Question

Finding a Point in a Rotated Coordinate System In Exercises $$5 - 12 ,$$ the $$x ^ { \prime } y$$ -coordinate system has been rotated $$\theta$$ degrees from the $$x y$$ -coordinate system. The coordinates of a point in the $$x y$$ -coordinate system are given. Find the coordinates of the point in the rotated coordinate system. $$\theta = 45 ^ { \circ } , ( 4,4 )$$

Answer

**step1 Understand the Problem**

We are asked to find the coordinates of a given point in a new coordinate system that has been rotated. We are provided with the original coordinates $$(x, y)$$ and the angle of rotation $$\theta$$.

Given: The original coordinates are $$(x, y) = (4, 4)$$. The angle of rotation of the coordinate system is $$\theta = 45^\circ$$. We need to find the new coordinates $$(x', y')$$ in the rotated system.

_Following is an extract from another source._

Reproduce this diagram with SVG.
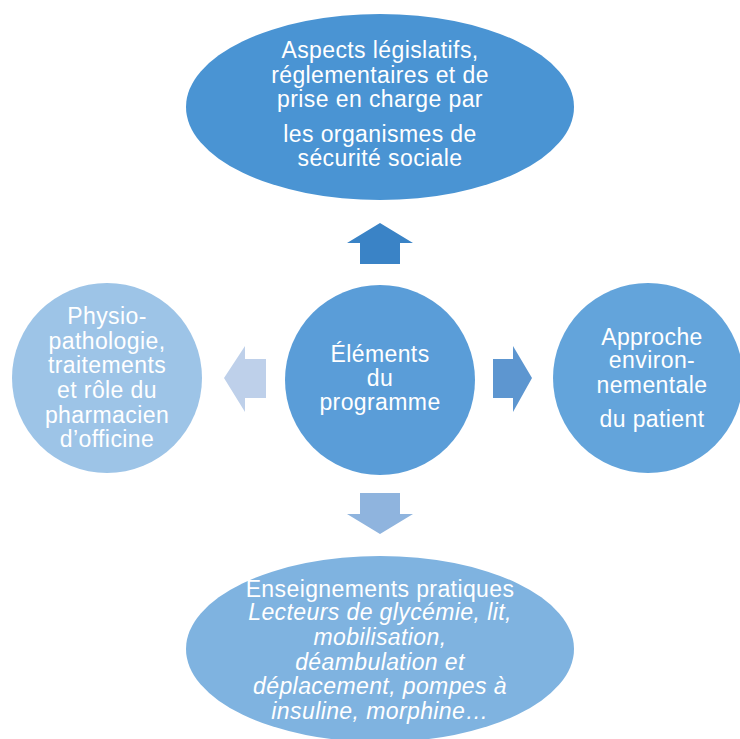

**step2 Recall Coordinate Rotation Formulas**

When the $$(xy)$$-coordinate system is rotated counter-clockwise by an angle $$\theta$$ to form a new $$(x'y')$$-coordinate system, the coordinates $$(x', y')$$ of a point that had original coordinates $$(x, y)$$ can be calculated using the following formulas:

$$x' = x \cos\theta + y \sin\theta$$

$$y' = -x \sin\theta + y \cos\theta$$

**step3 Calculate Trigonometric Values for the Angle**

Before substituting the values into the formulas, we need to determine the sine and cosine values for the rotation angle $$\theta = 45^\circ$$.

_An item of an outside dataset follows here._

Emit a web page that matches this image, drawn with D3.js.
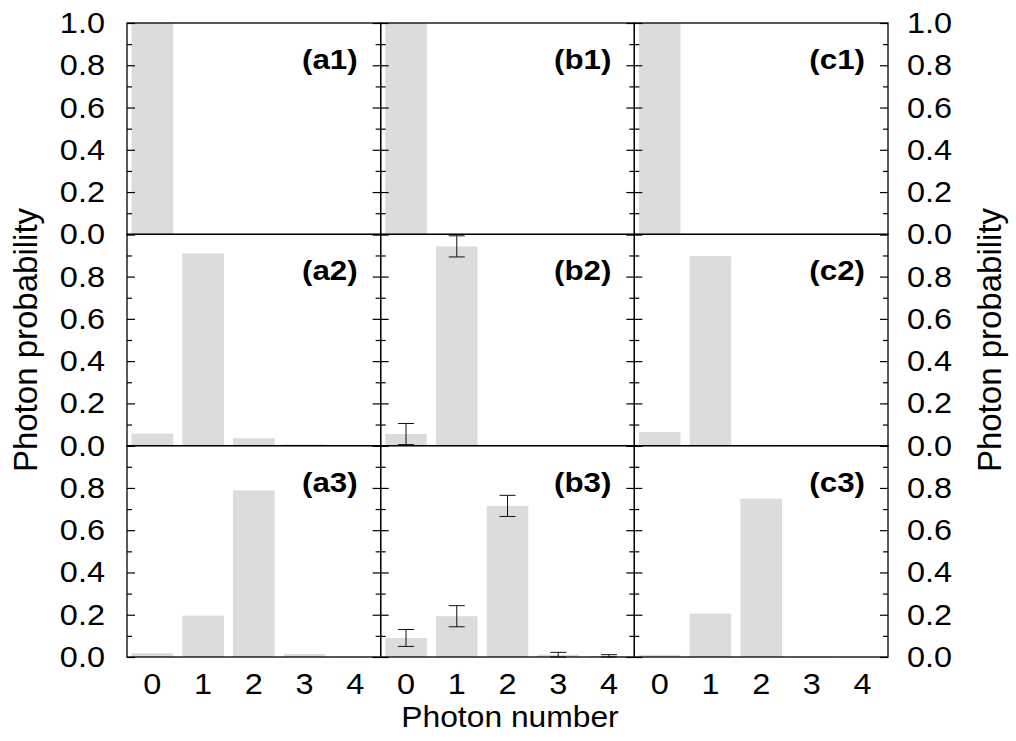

$$\cos(45^\circ) = \frac{\sqrt{2}}{2}$$

$$\sin(45^\circ) = \frac{\sqrt{2}}{2}$$

**step4 Calculate the new x'-coordinate**

Now, we substitute the given original x-coordinate, y-coordinate, and the calculated trigonometric values into the formula for $$x'$$.

$$x' = (4) \times \cos(45^\circ) + (4) \times \sin(45^\circ)$$

$$x' = 4 \times \frac{\sqrt{2}}{2} + 4 \times \frac{\sqrt{2}}{2}$$

$$x' = 2\sqrt{2} + 2\sqrt{2}$$

$$x' = 4\sqrt{2}$$

**step5 Calculate the new y'-coordinate**

Next, we substitute the given original x-coordinate, y-coordinate, and the calculated trigonometric values into the formula for $$y'$$.

$$y' = -(4) \times \sin(45^\circ) + (4) \times \cos(45^\circ)$$

$$y' = -4 \times \frac{\sqrt{2}}{2} + 4 \times \frac{\sqrt{2}}{2}$$

$$y' = -2\sqrt{2} + 2\sqrt{2}$$

$$y' = 0$$

**step6 State the Final Coordinates**

The coordinates of the point in the rotated coordinate system are $$(x', y')$$.

$$(x', y') = (4\sqrt{2}, 0)$$

Alternative answer

Answer: $(4\sqrt{2}, 0)$

Explain
This is a question about **coordinate system rotation** and how to find new coordinates after the grid lines have turned. The solving step is:

First, let's understand what's happening! We have a point (4,4) on our regular graph paper (the xy-coordinate system). Then, we imagine the whole graph paper (the axes!) rotating counter-clockwise by 45 degrees. We need to find out where our point (4,4) is located on this *new*, rotated grid.

1. **Look at the original point (4,4):** This point is in the first corner of the graph, where x is 4 and y is 4. If you draw a line from the center (0,0) to this point, you'll see it makes a special angle! Since x=y, this line makes an angle of 45 degrees with the original x-axis.

2. **Look at the rotation:** The new x'y'-coordinate system is rotated by 45 degrees counter-clockwise from the old xy-system. This means the *new x'-axis* is now exactly where that 45-degree line used to be!

3. **Put it together:** Our point (4,4) sits *exactly* on the line that is now the new x'-axis! If a point is right on the x'-axis, what does that mean for its y'-coordinate? It means its y'-coordinate must be 0!

4. **Find the x'-coordinate:** Since the point is on the new x'-axis, its x'-coordinate will simply be its distance from the center (0,0) along this axis. We can use the Pythagorean theorem (like finding the hypotenuse of a right triangle) to find this distance:
Distance = $\sqrt{x^2 + y^2}$
Distance = $\sqrt{4^2 + 4^2}$
Distance = $\sqrt{16 + 16}$
Distance = $\sqrt{32}$
We can simplify $\sqrt{32}$ by finding pairs: $\sqrt{16 \times 2} = \sqrt{16} \times \sqrt{2} = 4\sqrt{2}$.

So, the new x'-coordinate is $4\sqrt{2}$ and the new y'-coordinate is 0. That means the coordinates of the point in the rotated system are $(4\sqrt{2}, 0)$.